Why does my emotionally abusive mother reject my son??
I am a 27 year old female, in a loving relationship with one child. For years now I have been emotionally abused by mother and it has only been recently that I am coming to terms with this. I have suffered and suffer from GAD this is down to my childhood, through abuse with my mother, domestic violence and sexual abuse by my grandfather, (my mothers father, who also abused my mother). I would like to know why my mother does not bother much with my son, there is no bond there at all, and she questions my mothering skills on a regular basis.
My son idolises his Grandma, which makes me feel very very hurt, but also at the same time I feel ashamed and embarrassed because of this, and think why she could do this to an innocent young child. I have tried for many years now to build a normal relationship with my family for the sake of my son following all of the trauma that has happened I always seem to seek re-assurance from my mother but I have come to terms with the fact that I will never get this from her, but I do not want my son to experience the same treatment as what I have done over the years.
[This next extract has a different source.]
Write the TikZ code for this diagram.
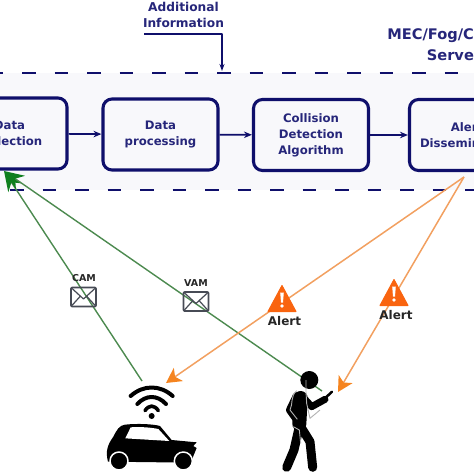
\documentclass[tikz,border=0pt]{standalone}
\usepackage{fontspec}
\setmainfont{DejaVu Sans}
\usetikzlibrary{arrows.meta}
\definecolor{navyline}{HTML}{0F0F6B}
\definecolor{navytext}{HTML}{26267A}
\definecolor{bandfill}{HTML}{F8F8FB}
\definecolor{greenlink}{HTML}{4C8A4F}
\definecolor{greenhead}{HTML}{0E7F1E}
\definecolor{orangelink}{HTML}{F2A060}
\definecolor{orangehead}{HTML}{F5841F}
\definecolor{alertfill}{HTML}{F9640F}
\definecolor{maildraw}{HTML}{474B55}
\tikzset{
	stagebox/.style={draw=navyline, line width=3.1pt, rounded corners=9pt, minimum width=115pt, minimum height=71pt, align=center, text=navytext, font=\fontsize{11.7}{16}\selectfont\bfseries, inner sep=0pt},
	flow/.style={draw=navyline, line width=1.7pt, -{Stealth[length=8pt,width=6.5pt]}},
	bandline/.style={draw=navyline, line width=2pt, dash pattern=on 13.5pt off 19pt},
	infotext/.style={text=navytext, align=center, font=\fontsize{12.2}{16}\selectfont\bfseries},
	servertext/.style={text=navytext, font=\fontsize{14.6}{18}\selectfont\bfseries, inner sep=0pt},
	tagtext/.style={text=black!85, font=\fontsize{9.5}{10}\selectfont\bfseries, inner sep=0pt},
	alerttext/.style={text=black!85, font=\fontsize{12}{12}\selectfont\bfseries, inner sep=0pt},
	greenlink/.style={draw=greenlink, line width=1.4pt, -{Stealth[length=20pt,width=16pt,color=greenhead]}},
	orangelink/.style={draw=orangelink, line width=1.5pt, -{Stealth[length=15pt,width=16pt,inset=4pt,color=orangehead]}},
	pics/mailicon/.style={code={
		\draw[maildraw, line width=1.7pt, rounded corners=1pt] (-12.5,-9.5) rectangle (12.5,9.5);
		\draw[maildraw, line width=1.2pt] (-12.5,-9.5) -- (0,2) -- (12.5,-9.5) (-12.5,9.5) -- (-3,-1) (12.5,9.5) -- (3,-1);
	}},
	pics/alertsign/.style={code={
		\fill[alertfill, draw=alertfill, line width=1pt, line join=round] (0,-13) -- (14,13) -- (-14,13) -- cycle;
		\fill[white] (-1.8,-6) -- (1.8,-6) -- (1,4) -- (-1,4) -- cycle;
		\fill[white] (0,7.5) circle (1.9);
	}},
}
\begin{document}
\begin{tikzpicture}[x=1pt, y=-1pt, line join=round, line cap=butt]
	\useasboundingbox (0,0) rectangle (474,474);
	\coordinate (BandNW) at (0,73);
	\coordinate (BandNE) at (474,73);
	\coordinate (BandSW) at (0,190);
	\coordinate (BandSE) at (474,190);
	\coordinate (Hub) at (464,177);
	\coordinate (CollectIn) at (4,171);
	\coordinate (CarOut) at (142,381);
	\coordinate (CarIn) at (166,383);
	\coordinate (WalkerOut) at (322,391);
	\coordinate (WalkerIn) at (338,392);
	\coordinate (InfoStart) at (144,34);
	\coordinate (InfoBend) at (222,34);
	\coordinate (InfoEnd) at (222,71);

	\fill[bandfill] (BandNW) rectangle (BandSE);
	\draw[bandline, dash phase=10.5pt] (BandNW) -- (BandNE);
	\draw[bandline, dash phase=22.5pt] (BandSW) -- (BandSE);

	\node[stagebox] (collect) at (9.5,133.5) {Data\\Collection};
	\node[stagebox] (process) at (160.5,134.5) {Data\\processing};
	\node[stagebox] (detect) at (311,135) {Collision\\Detection\\Algorithm};
	\node[stagebox] (alert) at (467,135) {Alert\\Dissemination};

	\draw[flow] (collect) -- (process);
	\draw[flow] (process) -- (detect);
	\draw[flow] (detect) -- (alert);

	\node[infotext] (info) at (183.5,15) {Additional\\Information};
	\draw[navyline, line width=1.3pt, -{Stealth[length=7pt,width=5pt]}] (InfoStart) -- (InfoBend) -- (InfoEnd);
	\node[servertext] (mec) at (448.5,36) {MEC/Fog/Cloud};
	\node[servertext] (server) at (454,55) {Server};

	\draw[greenlink] (CarOut) -- (CollectIn);
	\draw[greenlink] (WalkerOut) -- (CollectIn);
	\draw[orangelink] (Hub) -- (CarIn);
	\draw[orangelink] (Hub) -- (WalkerIn);

	\pic at (83.5,297) {mailicon};
	\pic at (196,301.5) {mailicon};
	\node[tagtext] (cam) at (84,278.5) {CAM};
	\node[tagtext] (vam) at (196,283) {VAM};

	\pic at (282,298.5) {alertsign};
	\pic at (394,292.5) {alertsign};
	\node[alerttext] (alerta) at (284.5,321) {Alert};
	\node[alerttext] (alertb) at (396,315) {Alert};

	\begin{scope}[shift={(100,380)}, x=0.3333pt, y=-0.3333pt]
		\fill (155,108) circle (9);
		\draw[line width=4pt, line cap=round] (92,48) .. controls (130,14) and (180,14) .. (218,48);
		\draw[line width=4pt, line cap=round] (112,72) .. controls (138,44) and (172,44) .. (198,72);
		\draw[line width=3.6pt, line cap=round] (135,92) .. controls (147,74) and (163,74) .. (175,92);
		\fill (24,245) .. controls (16,215) and (22,195) .. (40,170) .. controls (50,150) and (58,136) .. (75,134) .. controls (110,130) and (160,132) .. (180,138) -- (215,180) -- (290,187) -- (280,198) -- (290,204) -- (272,248) -- cycle;
		\fill[white] (76,175) -- (92,142) .. controls (120,140) and (150,142) .. (175,147) -- (208,183) -- cycle;
		\fill[draw=white, line width=1.5pt] (57,243) circle (27);
		\fill[draw=white, line width=1.5pt] (250,243) circle (27);
	\end{scope}

	\begin{scope}[shift={(280,360)}, x=0.3333pt, y=-0.3333pt]
		\fill (88,60) circle (27);
		\draw[line width=8pt, line cap=round] (50,108) -- (30,150) -- (55,185);
		\draw[line width=14pt, line cap=round] (62,114) -- (58,192);
		\draw[line width=9pt, line cap=round] (58,200) -- (42,270) -- (20,322);
		\draw[line width=9pt, line cap=round] (62,200) -- (90,245) -- (98,322);
		\draw[line width=7pt, line cap=round] (75,118) -- (95,140) -- (135,118);
		\draw[line width=2.5pt, line cap=round] (135,115) -- (156,95);
		\draw[white!70!black, line width=0.9pt] (78,60) -- (78,95) -- (80,130) -- (90,175) -- (120,150) (50,92) .. controls (30,110) and (40,130) .. (30,150) -- (52,178) (40,200) -- (58,210) -- (62,250);
	\end{scope}
\end{tikzpicture}
\end{document}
I live very close to my mother, so I find it hard to keep her at arms length from my son, and wonder what is the best thing all round for a happy healthy future and childhood for my son.
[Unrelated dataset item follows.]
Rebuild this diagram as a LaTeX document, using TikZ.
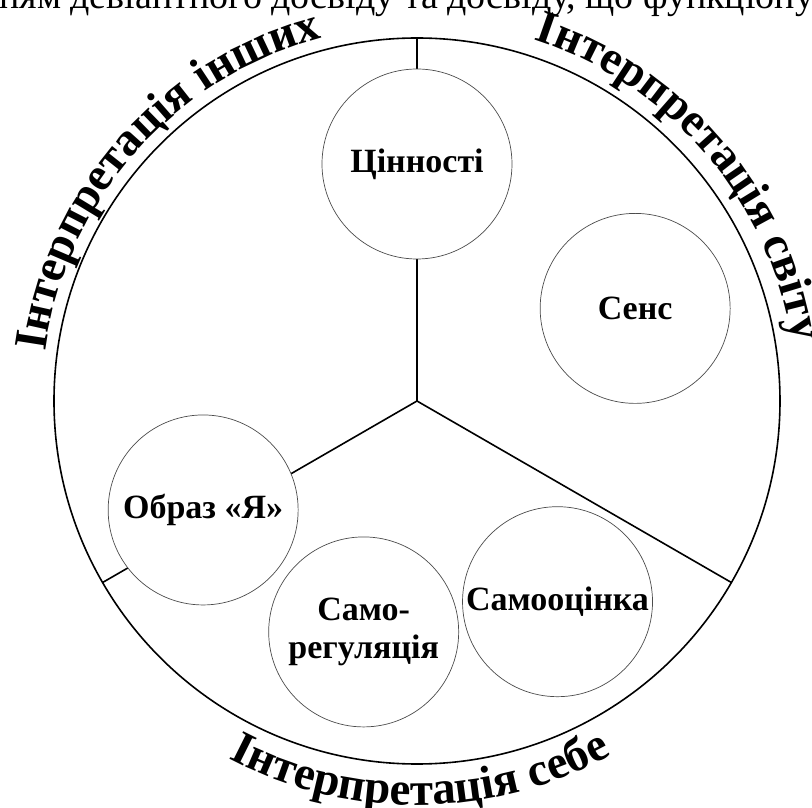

Your mother has experienced major trauma as a child due her fathers abuse of her. She has never dealt with it as yet, as it is a very scarey issue for her to even consider. Still the trauma is within her, physically, psychically, emotionally, sexually. Until your mother is ready to make that step and get help, counseling, the trauma will always knaw at her distructively. She suffers horribly, physically and mentally.
You were abused very likely because your mother never grew up beyond the moment she was abused the first time. She hasn't been able to grow up into a happy, mature woman who loves herself and everyone in her life that has ultimately come through her....you. And now your son. She felt powerless to protect you from her father. I know that is very painful for her too. She feels a great deal of anger and hatred of her father, herself, her mother. She has never learned what genuine love is really about. Sexual and physical and emotional and psychic abuse are no expressions of love. It is a display of selfish power one takes over his or her victim, usually a defensless child or person. It is unexcusable vicious behavior.
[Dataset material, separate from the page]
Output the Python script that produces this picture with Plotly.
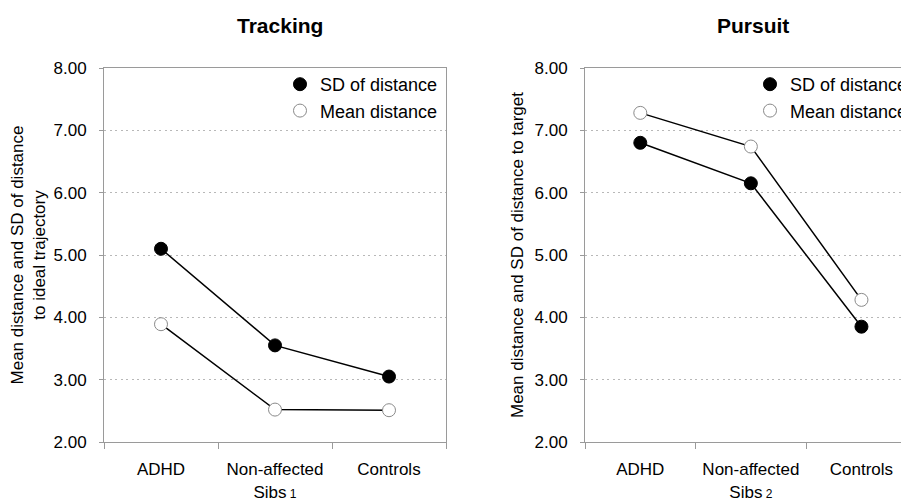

Rather than hating your mother for her inability to be a mother to you and a grandmother to your son I suggest that you search around, through your church, community, school, volunteer services, Big Brothers & Big Sisters Organization, or even a best friend who has a mother with an open heart to be your "odoptive" mother and grandmother. Your little boy does not deserve to be abused by your mother too or he will grow up with emotional problems. He needs to know he is your number one in life, that you love him all, that you will protect him from abusiveness throughout his life. He must learn healthy self esteem, around healthy people.
Whenever your mother wants to see him, you need to make it clear under what rules she must behave toward him, and you remain in his presence to see to it that she follows through. If she refuses, then you choose somebody else to be his Grandmother. Remember. Grandmother's aren't Grandmothers through blood. They must earn that right to be Grandmother, whether they are a blood relative or other.
You are the one who must take control of the reins in your and your son' s life. You must set boundaries that give and show him protection, love, care, right and wrong.